6’5 272 lbs - Senior
2019: 47 tackles / 9.5 TFL / 3 sacks / 1 interception / 5 pass break ups
2018: 35 tackles / 9 TFL / 3.5 sacks / 1 interception / 1 pass break up
Chauncey Golston has been a familiar face along the Iowa defensive line, but he has spent the last two years in the shadows of current NFL lineman Anthony Nelson and A.J. Epenesa. While the numbers do not jump off the page, Golston’s play and versatility have been an important piece in Iowa’s highly ranked defenses the past two seasons.
Golston first came on the scene as a backup to Nelson and a pass rush specialist in Iowa’s Raider package. His ability to play both inside and out allowed Iowa to be more creative in those pass situations.
While Golston showed up in pass situations, his ability to defend the run jumps out on film.
Early in the game on 4th and 2, Golston blows up the run before it has a chance to get started. He is lined up with outside position against the right tackle. At the snap, he gives a quick swim move and goes right by the tackle. Once he’s past the line, he does an excellent job of scraping down and wrapping the running back in the backfield. He has no chance to fall forward to gain a cheap first down.
(Don’t feel bad rewatching that clip over-and-over laughing at the lineman trying to figure out where Golston went as he blew past him)
Not only can he blow past lineman with speed, but he shows textbook run technique to blow up an outside zone read run. At the snap, he closes space and gets helmet-to-helmet with the lineman. After engaging, he explodes his arms to create distance and keep the lineman’s hands off his body. He’s able to stack the lineman and shuffle his feet to create outside leverage. With nowhere to go, the running back is forced to cut back inside toward the rest of the pursuing defense.
This play is very similar to the previous one with Golston doing an excellent job of using his length to create space. This time as the back continues to stretch the play and bounce outside, he easily sheds the right tackle to combine for the stop.
Another use for length
In 2019, Golston had 5 pass break ups. He’s not out defending receivers, but does an excellent job of closing pass lanes and utilizing his length. The ability to keep lineman off his body in the run game is the same skill he uses to keep an arm free to knock down passes and disrupt passing angles.

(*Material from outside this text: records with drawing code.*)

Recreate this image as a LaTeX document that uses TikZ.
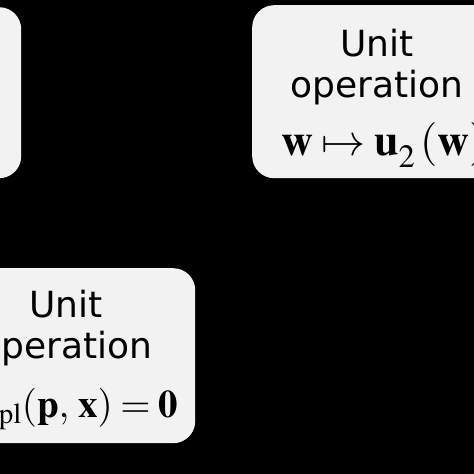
\documentclass[tikz,border=0pt]{standalone}
\usepackage{mathptmx}
\usepackage[no-math]{fontspec}
\newfontfamily\uosans{DejaVu Sans}
\definecolor{boxfill}{HTML}{F2F2F2}
\tikzset{
  opbox/.style={fill=boxfill, draw=none, rounded corners=22pt, inner sep=0pt, anchor=north west},
  optext/.style={font=\uosans\fontsize{36}{42}\selectfont, text=black, inner sep=0pt, anchor=base},
  opmath/.style={font=\fontsize{44}{50}\selectfont, text=black, inner sep=0pt},
  opmathsm/.style={font=\fontsize{39}{45}\selectfont, text=black, inner sep=0pt}
}
\newcommand{\lowsub}[1]{_{\lower6pt\hbox{$\scriptstyle #1$}}}
\begin{document}
\begin{tikzpicture}[x=1pt,y=-1pt]
\fill[black] (0,0) rectangle (474,474);
\useasboundingbox (0,0) rectangle (474,474);
% boxes
\node[opbox, minimum width=270pt, minimum height=171pt] (boxA) at (-249,7) {};
\node[opbox, minimum width=252pt, minimum height=173pt] (boxB) at (252,5) {};
\node[opbox, minimum width=265pt, minimum height=175pt] (boxC) at (-70,268) {};
% top right texts
\node[optext] (b1) at (377,56) {Unit};
\node[optext] (b2) at (377,97) {operation};
\node[opmath, anchor=base west] (b3) at (281,155) {\thickmuskip=3.5mu $\mathbf{w}\mapsto\mathbf{u}\lowsub{2}\,(\mathbf{w})$};
% bottom texts
\node[optext] (c1) at (66,317) {Unit};
\node[optext] (c2) at (66,358) {operation};
\node[opmathsm, anchor=base east] (c3) at (178,417) {\thickmuskip=3.5mu $\mathbf{h}_{\mathrm{pl}}(\mathbf{p},\,\mathbf{x})=\mathbf{0}$};
\end{tikzpicture}
\end{document}
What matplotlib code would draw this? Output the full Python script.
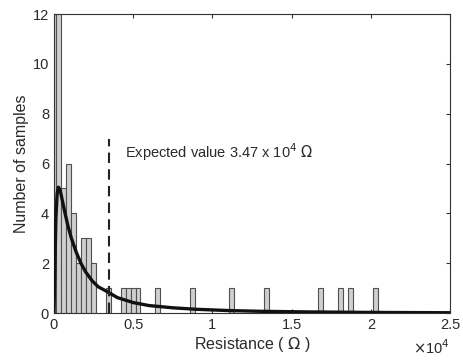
import matplotlib
matplotlib.use("Agg")
import matplotlib.pyplot as plt

plt.rcParams['font.family'] = ['Liberation Sans', 'DejaVu Sans']

# histogram: bin centres (ohm) and counts
bin_width = 312
bin_centres = [0, 312, 624, 936, 1248, 1560, 1872, 2184, 2496,
               3432, 4368, 4680, 4992, 5304, 6552, 8736, 11232, 13416,
               16848, 18096, 18720, 20280]
counts = [12, 12, 5, 6, 4, 2, 3, 3, 2,
          1, 1, 1, 1, 1, 1, 1, 1, 1,
          1, 1, 1, 1]

# fitted distribution
fit_x = [0, 30, 60, 120, 200, 280, 380, 500, 700, 900, 1100, 1400, 1700,
         2000, 2400, 2800, 3300, 4000, 5000, 6000, 7500, 9000, 11000,
         13000, 16000, 20000, 25000]
fit_y = [0, 1.0, 2.0, 3.8, 4.8, 5.05, 4.95, 4.6, 4.0, 3.45, 3.0, 2.45, 2.0,
         1.65, 1.3, 1.05, 0.88, 0.62, 0.42, 0.3, 0.21, 0.15, 0.1,
         0.07, 0.045, 0.025, 0.012]

expected = 3470
expected_top = 7

fig = plt.figure(figsize=(4.63, 3.64), dpi=100)
ax = fig.add_axes([0.1166, 0.140, 0.8554, 0.8215])

ax.bar(bin_centres, counts, width=bin_width, color='#cfcfcf',
       edgecolor='#505050', linewidth=0.8, zorder=2)
ax.plot(fit_x, fit_y, color='#111111', linewidth=2.4, zorder=3)
ax.plot([expected, expected], [0, expected_top], color='#222222',
        linewidth=1.5, linestyle=(0, (5, 3)), zorder=3)

ax.text(4480, 6.45, 'Expected value 3.47 x 10$^4$ $\\Omega$', fontsize=10.5,
        color='#2a2a2a', va='center', ha='left')

ax.set_xlim(0, 25000)
ax.set_ylim(0, 12)
ax.set_xticks([0, 5000, 10000, 15000, 20000, 25000])
ax.set_xticklabels(['0', '0.5', '1', '1.5', '2', '2.5'])
ax.set_yticks(range(0, 13, 2))
ax.tick_params(direction='in', top=True, right=True, length=3,
               labelsize=10.5, colors='#333333', labelcolor='#2a2a2a')
for s in ax.spines.values():
    s.set_color('#333333')
    s.set_linewidth(0.8)

ax.set_xlabel('Resistance ( $\\Omega$ )', fontsize=11.5, color='#2a2a2a',
              labelpad=2)
ax.set_ylabel('Number of samples', fontsize=11.5, color='#2a2a2a',
              labelpad=3)
fig.text(0.972, 0.02, '$\\times$10$^4$', fontsize=10.5, color='#2a2a2a',
         ha='right', va='bottom')

fig.savefig('out.png', dpi=100)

I keep mentioning length and his ability to create space, but it really is something special. On the first play against Penn State, he simply stiff arms the right tackle with a long right arm. The pressure creates an off target throw that nearly leads to an interception. Without the pressure, Penn State’s best offensive weapon would have had the ball in open space with three blockers out front.
If you are going to play defensive end against modern spread offenses, you need to be able to read and react quickly. On the jet sweep, the offense does not account for blocking the defensive end banking on the ability to run by him when given a running start. Golston recognizes he isn’t blocked and doesn’t put himself out of position. He quickly reads the play, and uses his reach to make the tackle for loss.
Outside and Inside
Golston’s versatility allowed Iowa to use hybrid players like Amani Jones and Joe Evans to help with the pass rush. On 3rd and 6, Golston lines up at defensive tackle. He uses his speed to split the gap between the right guard and tackle. Once again he does an excellent job of changing directions once getting past the lineman. His pressure forces the quarterback out of the pocket and a near interception.
Golston uses the swim move again to find his way into the offensive background. He isn’t able to get the sack on 4th down, but it’s another pressure to add to the list.
Clips vs Michigan
Despite playing in shadow of past defensive ends, Golston has the chance to shine his own light during his senior season. He’s a well rounded and versatile lineman who could be a focal point of another outstanding Iowa defense.